Les controverses suscitées par l’organisation, à Los Angeles, de la rencontre entre les chefs d’Etat du continent montrent combien le discours de Washington sur la démocratie est devenu inaudible en Amérique latine, selon Le Monde, le 7 juin 2022.
Mardi, le 7 juin devait s’ouvrir, à Los Angeles, le neuvième Sommet des Amériques, prévu pour durer quatre jours. La liste définitive des participants à ce rendez-vous, qui se tient tous les trois ou quatre ans depuis 1994 et est censé réunir les chefs d’Etat du continent, a fait l’objet de controverses jusqu’à la dernière minute. En cause : le refus des Etats-Unis, pays organisateur en 2022, d’y inviter Cuba, le Venezuela et le Nicaragua, au motif qu’ils ne respectent pas les principes démocratiques.
La décision a soulevé un tollé dans la région. Quatorze dirigeants de la Communauté des Caraïbes (Caricom), suivis par le président mexicain, Andres Manuel Lopez Obrador, le Bolivien Luis Arce et la Hondurienne Xiomara Castro, ont annoncé qu’ils ne participeraient pas si Washington persistait dans ses volontés d’exclusion.
Le président argentin, Alberto Fernandez, a aussi hésité. Même le Brésilien Jair Bolsonaro a laissé entendre qu’il pourrait être absent, pour des raisons qui lui sont propres et que certains analystes attribuent au fait qu’il serait déçu que Joe Biden ait refusé une rencontre bilatérale.

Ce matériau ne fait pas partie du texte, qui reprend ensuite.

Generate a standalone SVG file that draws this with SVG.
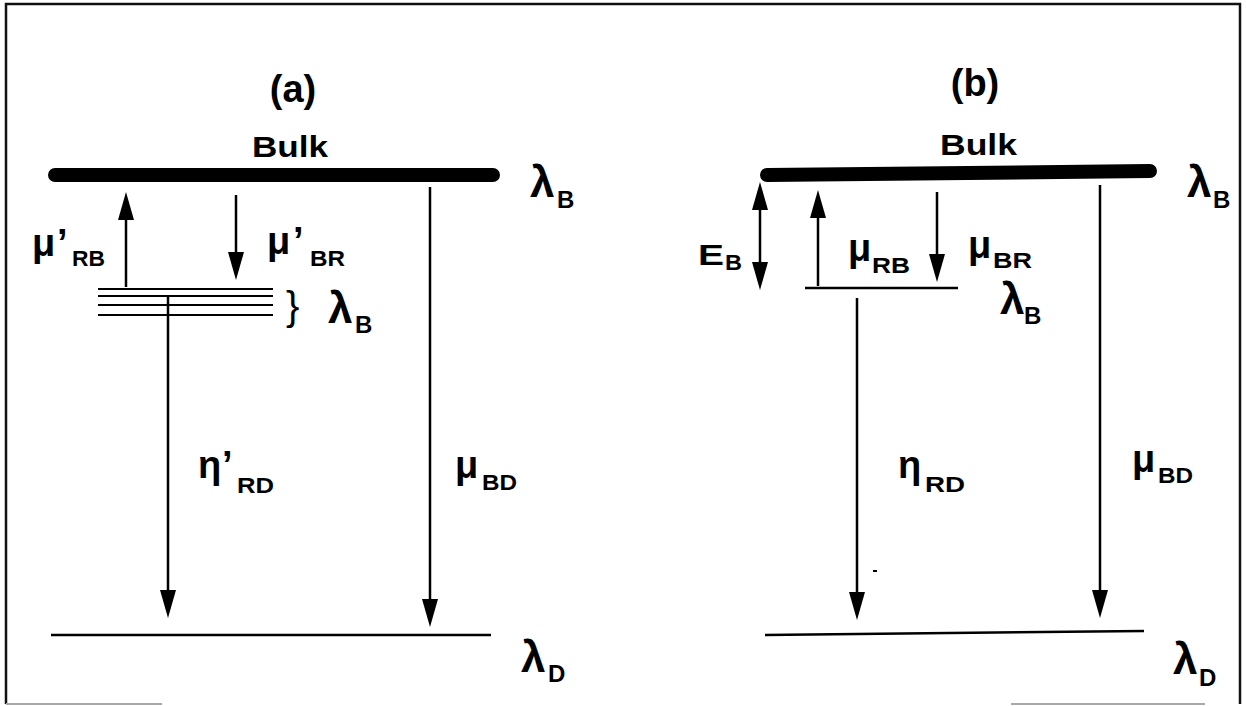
<svg xmlns="http://www.w3.org/2000/svg" width="1246" height="706" viewBox="0 0 1246 706">
<style>
.t{font-family:"Liberation Sans",Arial,sans-serif;font-weight:bold;fill:#000}
.g{font-size:38px}
.l{font-size:44px}
.s{font-size:22px}
.sl{font-size:24px}
.ln{stroke:#000;stroke-width:2.5;fill:none}
.thin{stroke:#000;stroke-width:2;fill:none}
.bar{stroke:#000;stroke-width:14;stroke-linecap:round;fill:none}
.ar{stroke:#000;stroke-width:2.5;fill:none;marker-end:url(#ah)}
</style>
<defs>
<marker id="ah" viewBox="0 0 28 16" refX="18" refY="8" markerWidth="28" markerHeight="16" markerUnits="userSpaceOnUse" orient="auto-start-reverse">
<path d="M0,0 L28,8 L0,16 z" fill="#000"/>
</marker>
</defs>
<rect width="1246" height="706" fill="#fff"/>
<g id="frame">
<path d="M6,704 V4 H1240 V704" stroke="#111" stroke-width="2.5" fill="none"/>
<path d="M6,704 H162 M1011,704 H1205" stroke="#aaa" stroke-width="2" fill="none"/>
</g>
<g id="panel-a">
<text class="t" x="293" y="102" font-size="38" text-anchor="middle">(a)</text>
<g id="bulk-a">
<line class="bar" x1="55" y1="175" x2="493" y2="175"/>
<text class="t" x="252" y="157" font-size="30" textLength="76" lengthAdjust="spacingAndGlyphs">Bulk</text>
<text class="t l" x="530" y="197">λ</text><text class="t sl" x="557" y="208">B</text>
</g>
<g id="levels-a">
<line class="thin" x1="98" y1="289" x2="273" y2="289"/>
<line class="thin" x1="98" y1="296" x2="273" y2="296"/>
<line class="thin" x1="98" y1="305" x2="273" y2="305"/>
<line class="thin" x1="98" y1="315" x2="273" y2="315"/>
<text x="286" y="320" font-family="Liberation Sans,Arial,sans-serif" font-size="40">}</text>
<text class="t l" x="328" y="323">λ</text><text class="t sl" x="355" y="333">B</text>
</g>
<g id="deep-a">
<line class="ln" x1="51" y1="635" x2="491" y2="635"/>
<text class="t l" x="521" y="672">λ</text><text class="t sl" x="548" y="682">D</text>
</g>
</g>
<g id="panel-b">
<text class="t" x="975" y="96" font-size="38" text-anchor="middle">(b)</text>
<g id="bulk-b">
<line class="bar" x1="767" y1="175" x2="1150" y2="171"/>
<text class="t" x="940" y="155" font-size="30" textLength="77" lengthAdjust="spacingAndGlyphs">Bulk</text>
<text class="t l" x="1187" y="197">λ</text><text class="t sl" x="1213" y="208">B</text>
</g>
<g id="level-b">
<line class="ln" x1="805" y1="288" x2="958" y2="288"/>
<text class="t l" x="1000" y="314">λ</text><text class="t sl" x="1024" y="324">B</text>
</g>
<g id="deep-b">
<line class="ln" x1="765" y1="635" x2="1144" y2="631"/>
<text class="t l" x="1173" y="674">λ</text><text class="t sl" x="1199" y="686">D</text>
</g>
<rect x="873" y="570" width="4" height="2" fill="#000"/>
</g>
<g id="connectors">
<line class="ar" x1="126" y1="287" x2="126" y2="202"/>
<line class="ar" x1="236" y1="195" x2="236" y2="270"/>
<line class="ar" x1="168" y1="295" x2="168" y2="608"/>
<line class="ar" x1="430" y1="187" x2="430" y2="617"/>
<line class="ar" x1="760" y1="192" x2="760" y2="280" style="marker-start:url(#ah)"/>
<line class="ar" x1="818" y1="286" x2="818" y2="200"/>
<line class="ar" x1="937" y1="192" x2="937" y2="272"/>
<line class="ar" x1="857" y1="298" x2="857" y2="610"/>
<line class="ar" x1="1100" y1="185" x2="1100" y2="608"/>
</g>
<g id="labels">
<text class="t g" x="32" y="256">μ</text><text class="t g" x="57" y="256">’</text><text class="t s" x="72" y="266" textLength="33" lengthAdjust="spacingAndGlyphs">RB</text>
<text class="t g" x="267" y="254">μ</text><text class="t g" x="293" y="254">’</text><text class="t s" x="310" y="266" textLength="35" lengthAdjust="spacingAndGlyphs">BR</text>
<text class="t g" x="198" y="478">η</text><text class="t g" x="222" y="478">’</text><text class="t s" x="237" y="493" textLength="37" lengthAdjust="spacingAndGlyphs">RD</text>
<text class="t g" x="455" y="478">μ</text><text class="t s" x="482" y="490" textLength="35" lengthAdjust="spacingAndGlyphs">BD</text>
<text class="t" x="698" y="265" font-size="29" textLength="26" lengthAdjust="spacingAndGlyphs">E</text><text class="t s" x="725" y="270" textLength="17" lengthAdjust="spacingAndGlyphs">B</text>
<text class="t g" x="848" y="261">μ</text><text class="t s" x="872" y="273" textLength="38" lengthAdjust="spacingAndGlyphs">RB</text>
<text class="t g" x="968" y="258">μ</text><text class="t s" x="993" y="268" textLength="39" lengthAdjust="spacingAndGlyphs">BR</text>
<text class="t g" x="898" y="478">η</text><text class="t s" x="925" y="492" textLength="40" lengthAdjust="spacingAndGlyphs">RD</text>
<text class="t g" x="1132" y="472">μ</text><text class="t s" x="1158" y="483" textLength="35" lengthAdjust="spacingAndGlyphs">BD</text>
</g>
</svg>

L’organisation du sommet est devenue un cauchemar diplomatique. Face aux protestations, M. Biden a lâché du lest, annonçant un allègement des sanctions imposées par son prédécesseur, Donald Trump, contre Cuba et, dans une moindre mesure, de celles qui visent Caracas. Les présidents des pays concernés ne sont pas convaincus : tour à tour, le Nicaraguayen Daniel Ortega, le Cubain Miguel Diaz-Canel et le Vénézuélien Nicolas Maduro ont annoncé que, de toute façon, ils ne se rendraient pas à Los Angeles.

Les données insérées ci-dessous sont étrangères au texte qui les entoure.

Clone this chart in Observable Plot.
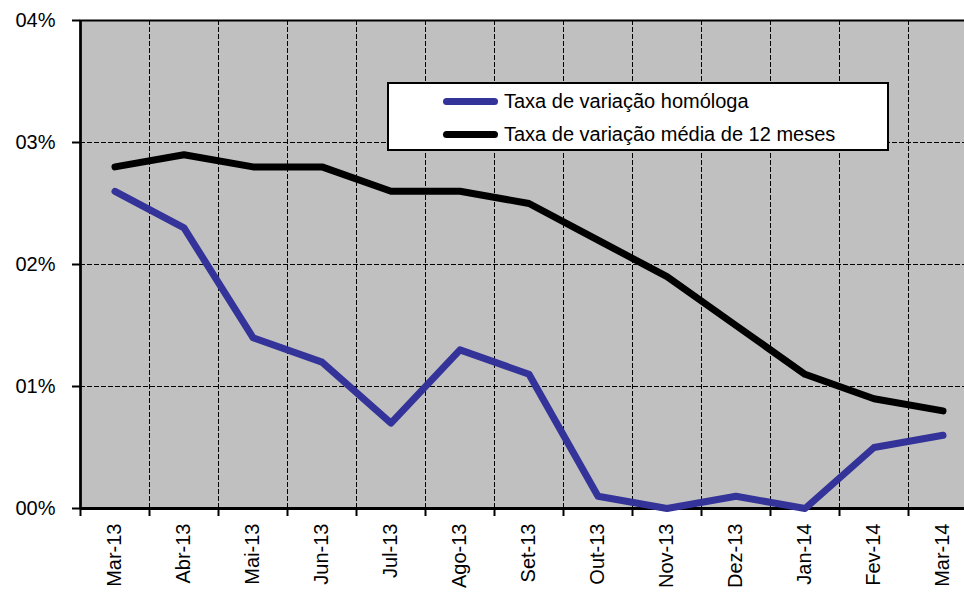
<!DOCTYPE html>
<html><head><meta charset="utf-8">
<script src="https://cdn.jsdelivr.net/npm/d3@7"></script>
<script src="https://cdn.jsdelivr.net/npm/@observablehq/plot@0.6"></script>
<style>
html,body{margin:0;padding:0;overflow:hidden;background:#fff;}
#wrap{position:relative;width:964px;height:593px;overflow:hidden;}
#legend{position:absolute;left:387px;top:82px;width:498px;height:65px;border:2px solid #000;background:#fff;font-family:"Liberation Sans",Arial,sans-serif;font-size:20px;color:#000;}
#legend .row{position:absolute;left:54px;height:22px;display:flex;align-items:center;white-space:nowrap;}
#legend .swatch{width:55px;height:7px;border-radius:4px;margin-right:6px;}
</style></head><body><div id="wrap"></div>
<script>
const months = ["Mar-13","Abr-13","Mai-13","Jun-13","Jul-13","Ago-13","Set-13","Out-13","Nov-13","Dez-13","Jan-14","Fev-14","Mar-14"];
const homologa = [2.6, 2.3, 1.4, 1.2, 0.7, 1.3, 1.1, 0.1, 0.0, 0.1, 0.0, 0.5, 0.6];
const media12 = [2.8, 2.9, 2.8, 2.8, 2.6, 2.6, 2.5, 2.2, 1.9, 1.5, 1.1, 0.9, 0.8];
const yTicks = [0, 1, 2, 3, 4];
const yTickLabels = ["00%", "01%", "02%", "03%", "04%"];
const seriesNames = ["Taxa de variação homóloga", "Taxa de variação média de 12 meses"];
const seriesColors = ["#333399", "#000000"];

const data = months.map((m, i) => ({i, m, h: homologa[i], a: media12[i]}));
const idx = d3.range(months.length);
const bounds = d3.range(months.length + 1).map(k => k - 0.5);
const dash = {stroke: "#000", strokeWidth: 1, strokeDasharray: "5,2"};

const chart = Plot.plot({
  width: 964, height: 593,
  marginLeft: 80, marginRight: -13, marginTop: 20, marginBottom: 85,
  style: {fontFamily: "'Liberation Sans', Arial, sans-serif", fontSize: "20px", background: "#fff", color: "#000"},
  x: {domain: [-0.5, months.length - 0.5], axis: null},
  y: {domain: [0, 4], axis: null},
  marks: [
    Plot.frame({fill: "#c0c0c0", stroke: "#000", strokeWidth: 2}),
    Plot.ruleX(bounds.slice(1), dash),
    Plot.ruleY(yTicks.slice(1, -1), dash),
    Plot.ruleX(bounds, {y1: 0, y2: 0, insetBottom: -8, stroke: "#000", strokeWidth: 2}),
    Plot.ruleY(yTicks, {x1: -0.5, x2: -0.5, insetLeft: -8, stroke: "#000", strokeWidth: 2}),
    Plot.ruleX([-0.5], {stroke: "#000", strokeWidth: 2.5}),
    Plot.ruleY([0], {stroke: "#000", strokeWidth: 3}),
    Plot.axisY({ticks: yTicks, tickFormat: d => yTickLabels[yTicks.indexOf(d)], tickSize: 0, tickPadding: 25, fontSize: 20, label: null}),
    Plot.axisX({ticks: idx, tickFormat: i => months[i], tickSize: 0, tickRotate: -90, tickPadding: 15, fontSize: 20, label: null}),
    Plot.line(data, {x: "i", y: "a", stroke: seriesColors[1], strokeWidth: 7, strokeLinecap: "round", strokeLinejoin: "round"}),
    Plot.line(data, {x: "i", y: "h", stroke: seriesColors[0], strokeWidth: 7, strokeLinecap: "round", strokeLinejoin: "round"})
  ]
});
const wrap = document.getElementById("wrap");
wrap.appendChild(chart);

const legend = document.createElement("div");
legend.id = "legend";
seriesNames.forEach((name, k) => {
  const row = document.createElement("div");
  row.className = "row";
  row.style.top = (6 + k * 33) + "px";
  const sw = document.createElement("span");
  sw.className = "swatch";
  sw.style.background = seriesColors[k];
  const t = document.createElement("span");
  t.textContent = name;
  row.appendChild(sw); row.appendChild(t);
  legend.appendChild(row);
});
wrap.appendChild(legend);
</script>
</body></html>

La diplomatie de Washington s’est activée pour convaincre les autres. Christopher Dodd, conseiller spécial pour le Sommet des Amériques, a appelé le président mexicain et a été dépêché à Brasilia, à Buenos Aires, à Santiago et à Montevideo. Le voyage a été fructueux. M. Dodd a obtenu la présence des chefs d’Etat de la Caricom, d’Alberto Fernandez et de Jair Bolsonaro… en échange d’une rencontre de celui-ci avec son homologue américain.

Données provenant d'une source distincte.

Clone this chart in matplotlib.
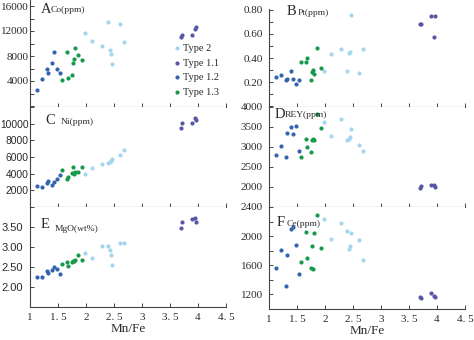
import matplotlib
matplotlib.use('Agg')
import matplotlib.pyplot as plt
from matplotlib.ticker import MultipleLocator, FormatStrFormatter

W, H = 474, 340

# Mn/Fe per sample group
x_t2 = [1.99, 2.11, 2.29, 2.40, 2.42, 2.44, 2.47, 2.60, 2.68]
x_t11 = [3.69, 3.71, 3.90, 3.95, 3.97]
x_t12 = [1.12, 1.22, 1.31, 1.33, 1.39, 1.43, 1.49, 1.53]
x_t13 = [1.58, 1.66, 1.68, 1.75, 1.77, 1.79, 1.80, 1.85, 1.92]

# A  Co (ppm)
co_t2 = [11730, 10400, 9650, 13390, 9010, 8320, 6720, 13070, 10190]
co_t11 = [11040, 11360, 11410, 12370, 12590]
co_t12 = [2560, 4320, 5870, 5330, 6830, 8640, 5870, 5330]
co_t13 = [4210, 8590, 4480, 4910, 6880, 7470, 9280, 8110, 7360]

# B  Pt (ppm)
pt_t2 = [0.294, 0.433, 0.472, 0.292, 0.444, 0.447, 0.756, 0.275, 0.472]
pt_t11 = [0.683, 0.683, 0.747, 0.575, 0.747]
pt_t12 = [0.244, 0.256, 0.219, 0.228, 0.292, 0.228, 0.181, 0.217]
pt_t13 = [0.367, 0.364, 0.400, 0.217, 0.283, 0.297, 0.267, 0.486, 0.314]

# C  Ni (ppm)
ni_t2 = [3920, 4640, 5200, 5240, 5360, 5480, 5760, 6240, 6800]
ni_t11 = [9440, 10080, 10080, 10680, 10480]
ni_t12 = [2560, 2440, 2880, 3080, 2600, 3000, 3400, 3800]
ni_t13 = [4440, 3400, 3640, 4080, 4760, 3960, 4160, 4240, 4840]

# D  REY (ppm)
rey_t2 = [3616, 3268, 3707, 3168, 3210, 3243, 3459, 3052, 2895]
rey_t11 = [1975, 2016, 2041, 2058, 2000]
rey_t12 = [2804, 3027, 2762, 3350, 3500, 3326, 3525, 2911]
rey_t13 = [2754, 3202, 2994, 2870, 3168, 3193, 3168, 3815, 3475]

# E  MgO (wt%)
mgo_t2 = [2.86, 2.72, 3.02, 3.02, 2.92, 2.81, 2.55, 3.11, 3.11]
mgo_t11 = [3.47, 3.63, 3.69, 3.73, 3.63]
mgo_t12 = [2.24, 2.24, 2.40, 2.35, 2.43, 2.50, 2.44, 2.33]
mgo_t13 = [2.57, 2.62, 2.53, 2.62, 2.64, 2.66, 2.67, 2.79, 2.67]

# F  Ce (ppm)
ce_t2 = [2240, 1964, 2182, 2071, 1827, 1858, 2044, 1951, 1671]
ce_t11 = [1170, 1152, 1214, 1183, 1170]
ce_t12 = [1556, 1809, 1312, 1742, 2098, 2124, 1880, 1485]
ce_t13 = [1644, 2062, 1702, 1556, 1858, 1547, 2040, 2293, 1831]

labels = ['Type 2', 'Type 1.1', 'Type 1.2', 'Type 1.3']
colors = ['#a6d5ef', '#5757a6', '#3464ad', '#16994a']
xs = [x_t2, x_t11, x_t12, x_t13]
xtick_vals = [1, 1.5, 2, 2.5, 3, 3.5, 4, 4.5]
xtick_text = ['1', '1. 5', '2', '2. 5', '3', '3. 5', '4', '4. 5']

SERIF = 'Liberation Serif'
SANS = 'Liberation Sans'
TXT = '#2b2b2b'

fig = plt.figure(figsize=(W / 100, H / 100), dpi=100)


def make_axes(x0, y0, x1, y1):
    return fig.add_axes([x0 / W, 1 - y1 / H, (x1 - x0) / W, (y1 - y0) / H])


def panel(box, ys, ylim, yticks, yminor, fmt, yfont, ypad, ysize, letter,
          name, pos_letter, pos_name, bottom_labels=False):
    ax = make_axes(*box)
    for x, y, c, lab in zip(xs, ys, colors, labels):
        ax.scatter(x, y, s=9, color=c, linewidths=0, label=lab, zorder=3)
    ax.set_xlim(1, 4.5)
    ax.set_ylim(*ylim)
    for s in ['top', 'right']:
        ax.spines[s].set_visible(False)
    for s in ['left', 'bottom']:
        ax.spines[s].set_linewidth(0.8)
        ax.spines[s].set_color('#444444')
    ax.set_xticks(xtick_vals)
    if bottom_labels:
        ax.set_xticklabels(xtick_text, fontfamily=SERIF, fontsize=8, color=TXT)
        ax.set_xlabel('Mn/Fe', fontfamily=SERIF, fontsize=9.5, color=TXT,
                      labelpad=1)
    else:
        ax.set_xticklabels([])
    ax.set_yticks(yticks)
    ax.yaxis.set_major_formatter(FormatStrFormatter(fmt))
    ax.yaxis.set_minor_locator(MultipleLocator(yminor))
    for lab in ax.get_yticklabels():
        lab.set_fontfamily(yfont)
    ax.tick_params(axis='both', which='both', direction='in', length=3,
                   width=0.7, color='#444444')
    ax.tick_params(axis='y', labelsize=ysize, pad=ypad, labelcolor=TXT)
    ax.tick_params(axis='x', pad=4)
    ax.text(*pos_letter, letter, transform=ax.transAxes, fontfamily=SERIF,
            fontsize=10.5, color=TXT, va='center')
    ax.text(*pos_name, name, transform=ax.transAxes, fontfamily=SERIF,
            fontsize=6.8, color=TXT, va='center')
    return ax


axA = panel((30, 0, 226, 107), [co_t2, co_t11, co_t12, co_t13], (-160, 16960),
            [4000, 8000, 12000, 16000], 2000, '%d', SERIF, 1, 8,
            'A', 'Co(ppm)', (0.056, 0.915), (0.107, 0.91))
axA.legend(loc='upper left', bbox_to_anchor=(0.70, 0.63), frameon=False,
           prop={'family': SERIF, 'size': 7.5}, labelspacing=0.5,
           handletextpad=0.1, handlelength=1.0, borderaxespad=0,
           markerscale=1.0, labelcolor=TXT)

panel((30, 107, 226, 207), [ni_t2, ni_t11, ni_t12, ni_t13], (0, 12000),
      [2000, 4000, 6000, 8000, 10000], 2000, '%d', SANS, 1, 7.4,
      'C', 'Ni(ppm)', (0.077, 0.86), (0.158, 0.845))

panel((30, 207, 226, 307), [mgo_t2, mgo_t11, mgo_t12, mgo_t13], (1.5, 4.0),
      [2.0, 2.5, 3.0, 3.5], 0.5, '%.2f', SANS, 5, 8,
      'E', 'MgO(wt%)', (0.056, 0.825), (0.128, 0.78), bottom_labels=True)

panel((269, 9, 465, 107), [pt_t2, pt_t11, pt_t12, pt_t13], (-0.008, 0.808),
      [0.2, 0.4, 0.6, 0.8], 0.1, '%.2f', SERIF, 4.5, 8,
      'B', 'Pt(ppm)', (0.092, 0.97), (0.148, 0.955))

panel((269, 107, 465, 207), [rey_t2, rey_t11, rey_t12, rey_t13], (1500, 4000),
      [2000, 2500, 3000, 3500, 4000], 500, '%d', SERIF, 4.5, 8,
      'D', 'REY(ppm)', (0.028, 0.93), (0.078, 0.92))

panel((269, 207, 465, 309), [ce_t2, ce_t11, ce_t12, ce_t13], (1000, 2400),
      [1200, 1600, 2000, 2400], 200, '%d', SERIF, 4.5, 8,
      'F', 'Ce(ppm)', (0.041, 0.848), (0.092, 0.83), bottom_labels=True)

fig.savefig('out.png', dpi=100)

Joe Biden s’était engagé, lors de sa campagne électorale, à renouer avec l’esprit d’ouverture de Barack Obama vis-à-vis de Cuba et beaucoup attendaient qu’il présente une vision rénovée de la présence états-unienne dans la région, après les quatre années du mandat de Donald Trump, concentré sur la lutte contre la migration – M. Trump n’avait, d’ailleurs, pas assisté au dernier sommet, en 2018, à Lima. « Le sommet de Los Angeles était censé mettre en avant cette nouvelle ambition de Biden pour l’Amérique latine. Il a surtout mis en avant sa paralysie », souligne Gaspard Estrada, directeur exécutif de l’Observatoire politique de l’Amérique latine et des Caraïbes.